---------- Material provided ----------

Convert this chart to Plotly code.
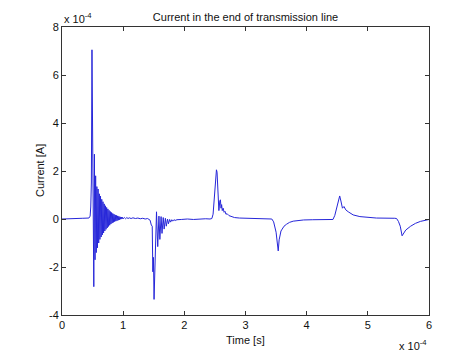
import plotly.graph_objects as go

# Time in units of 1e-4 s, current in units of 1e-4 A (MATLAB-style exponent labels)
t_e4 = [
    0.0, 0.33, 0.34, 0.44, 0.45, 0.46, 0.47, 0.48, 0.49,
    0.52, 0.53, 0.54, 0.55, 0.56, 0.57, 0.58, 0.59, 0.60, 0.61,
    0.62, 0.63, 0.64, 0.65, 0.66, 0.67, 0.68, 0.69, 0.70, 0.71,
    0.72, 0.73, 0.74, 0.75, 0.76, 0.77, 0.78, 0.79, 0.80, 0.81,
    0.82, 0.83, 0.84, 0.85, 0.86, 0.87, 0.88, 0.89, 0.90, 0.91,
    0.92, 0.93, 0.94, 0.95, 0.96, 0.97, 0.98, 0.99, 1.00, 1.02,
    1.04, 1.06, 1.08, 1.10, 1.13, 1.16, 1.20, 1.24, 1.28, 1.32,
    1.36, 1.40, 1.42,
    1.44, 1.46, 1.475, 1.485, 1.495, 1.505, 1.545, 1.565, 1.585, 1.60,
    1.62, 1.635, 1.655, 1.67, 1.69, 1.705, 1.725, 1.74, 1.76, 1.775,
    1.795, 1.81, 1.83, 1.85, 1.88, 1.95, 2.05, 2.15, 2.25, 2.35, 2.42,
    2.45, 2.47, 2.49, 2.51, 2.525, 2.535, 2.55, 2.565, 2.58, 2.59, 2.60,
    2.61, 2.62, 2.635, 2.65, 2.665, 2.68, 2.70, 2.73, 2.77, 2.82, 2.9,
    3.0, 3.1, 3.2, 3.35, 3.43,
    3.46, 3.48, 3.50, 3.52, 3.535, 3.55, 3.56, 3.57, 3.58, 3.60, 3.63,
    3.67, 3.72, 3.78, 3.85, 3.95, 4.1, 4.3, 4.43,
    4.46, 4.49, 4.52, 4.54, 4.56, 4.585, 4.61, 4.64, 4.68, 4.76, 4.87,
    4.98, 5.14, 5.44, 5.47,
    5.50, 5.53, 5.56, 5.59, 5.62, 5.70, 5.78, 5.86, 5.94, 6.0,
]
i_e4 = [
    0.0, 0.0, 0.03, 0.04, 0.1, 0.12, 0.5, 1.5, 7.05,
    -2.82, 2.7, -1.7, 1.8, -1.4, 1.35, -1.2, 1.25, -1.0, 1.05,
    -0.85, 0.95, -0.75, 0.82, -0.66, 0.72, -0.58, 0.63, -0.5, 0.55,
    -0.43, 0.48, -0.37, 0.42, -0.31, 0.36, -0.26, 0.31, -0.21, 0.27,
    -0.17, 0.23, -0.14, 0.2, -0.11, 0.17, -0.09, 0.15, -0.07, 0.13,
    -0.05, 0.11, -0.03, 0.09, -0.01, 0.08, 0.0, 0.07, 0.01, 0.06,
    0.01, 0.06, 0.02, 0.05, 0.02, 0.05, 0.02, 0.04, 0.01, 0.03,
    0.0, 0.02, 0.0,
    -0.05, -0.25, -0.3, -2.2, -1.6, -3.35, 0.3, -1.15, 0.12, -0.85,
    0.1, -0.6, 0.06, -0.42, 0.03, -0.3, 0.0, -0.2, -0.02, -0.13,
    -0.03, -0.09, -0.03, -0.06, -0.03, -0.02, 0.0, -0.02, 0.0, 0.01, 0.0,
    0.02, 0.2, 0.9, 1.8, 2.05, 1.95, 1.0, 0.35, 0.75, 0.8, 0.45,
    0.6, 0.35, 0.45, 0.28, 0.32, 0.2, 0.22, 0.14, 0.1, 0.06, 0.04,
    0.03, 0.02, 0.02, 0.01, 0.0,
    -0.12, -0.3, -0.55, -1.0, -1.33, -0.87, -0.67, -0.55, -0.5, -0.42, -0.3,
    -0.22, -0.14, -0.09, -0.06, -0.04, -0.03, -0.03, -0.02,
    0.15, 0.45, 0.8, 0.96, 0.75, 0.45, 0.52, 0.38, 0.3, 0.17, 0.1,
    0.07, 0.04, 0.03, 0.02,
    -0.1, -0.3, -0.7, -0.6, -0.46, -0.3, -0.18, -0.1, -0.04, -0.02,
]

x_ticks = [0, 1, 2, 3, 4, 5, 6]
y_ticks = [-4, -2, 0, 2, 4, 6, 8]

FONT = "Liberation Sans, Arial, sans-serif"
AX = "#333333"
TXT = "#111111"

W, H = 466, 347  # page body has an 8px margin

fig = go.Figure()
fig.add_trace(go.Scatter(x=t_e4, y=i_e4, mode="lines",
                         line=dict(color="#2626d9", width=1), showlegend=False))

axis_common = dict(showgrid=False, zeroline=False, showline=True, linecolor=AX,
                   linewidth=1, mirror="ticks", ticks="inside", ticklen=4,
                   tickcolor=AX, tickfont=dict(family=FONT, size=11, color=TXT))
fig.update_xaxes(range=[0, 6], tickvals=x_ticks, ticktext=[str(v) for v in x_ticks],
                 **axis_common)
fig.update_yaxes(range=[-4, 8], tickvals=y_ticks, ticktext=[str(v) for v in y_ticks],
                 **axis_common)

fig.update_layout(
    width=W, height=H,
    margin=dict(l=54, r=45, t=19, b=40),
    plot_bgcolor="white", paper_bgcolor="white",
    font=dict(family=FONT, size=11, color=TXT),
    title=dict(text="Current in the end of transmission line", x=(237.5 / W), xanchor="center",
               y=1 - 9 / H, yanchor="middle", font=dict(family=FONT, size=11, color=TXT)),
    annotations=[
        dict(text="x 10<sup>-4</sup>", xref="paper", yref="paper", x=0.0, y=1.0,
             xanchor="left", yanchor="bottom", showarrow=False, yshift=0,
             font=dict(family=FONT, size=11, color=TXT)),
        dict(text="x 10<sup>-4</sup>", xref="paper", yref="paper", x=1.0, y=0.0,
             xanchor="right", yanchor="middle", showarrow=False, yshift=-30,
             font=dict(family=FONT, size=11, color=TXT)),
        dict(text="Time [s]", xref="paper", yref="paper", x=0.5, y=0.0,
             xanchor="center", yanchor="middle", showarrow=False, yshift=-25,
             font=dict(family=FONT, size=11, color=TXT)),
        dict(text="Current [A]", xref="paper", yref="paper", x=0.0, y=0.5,
             xanchor="center", yanchor="middle", showarrow=False, xshift=-22,
             textangle=-90, font=dict(family=FONT, size=11, color=TXT)),
    ],
)

fig.write_html("out.html")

----------

Exactly reproduce the run of lines from the start of the listing through the line with "import plotly.graph_objects as go", inclusive; pictures are not copied.

## Response for this exercise
Convert this chart to Plotly code.
import plotly.graph_objects as go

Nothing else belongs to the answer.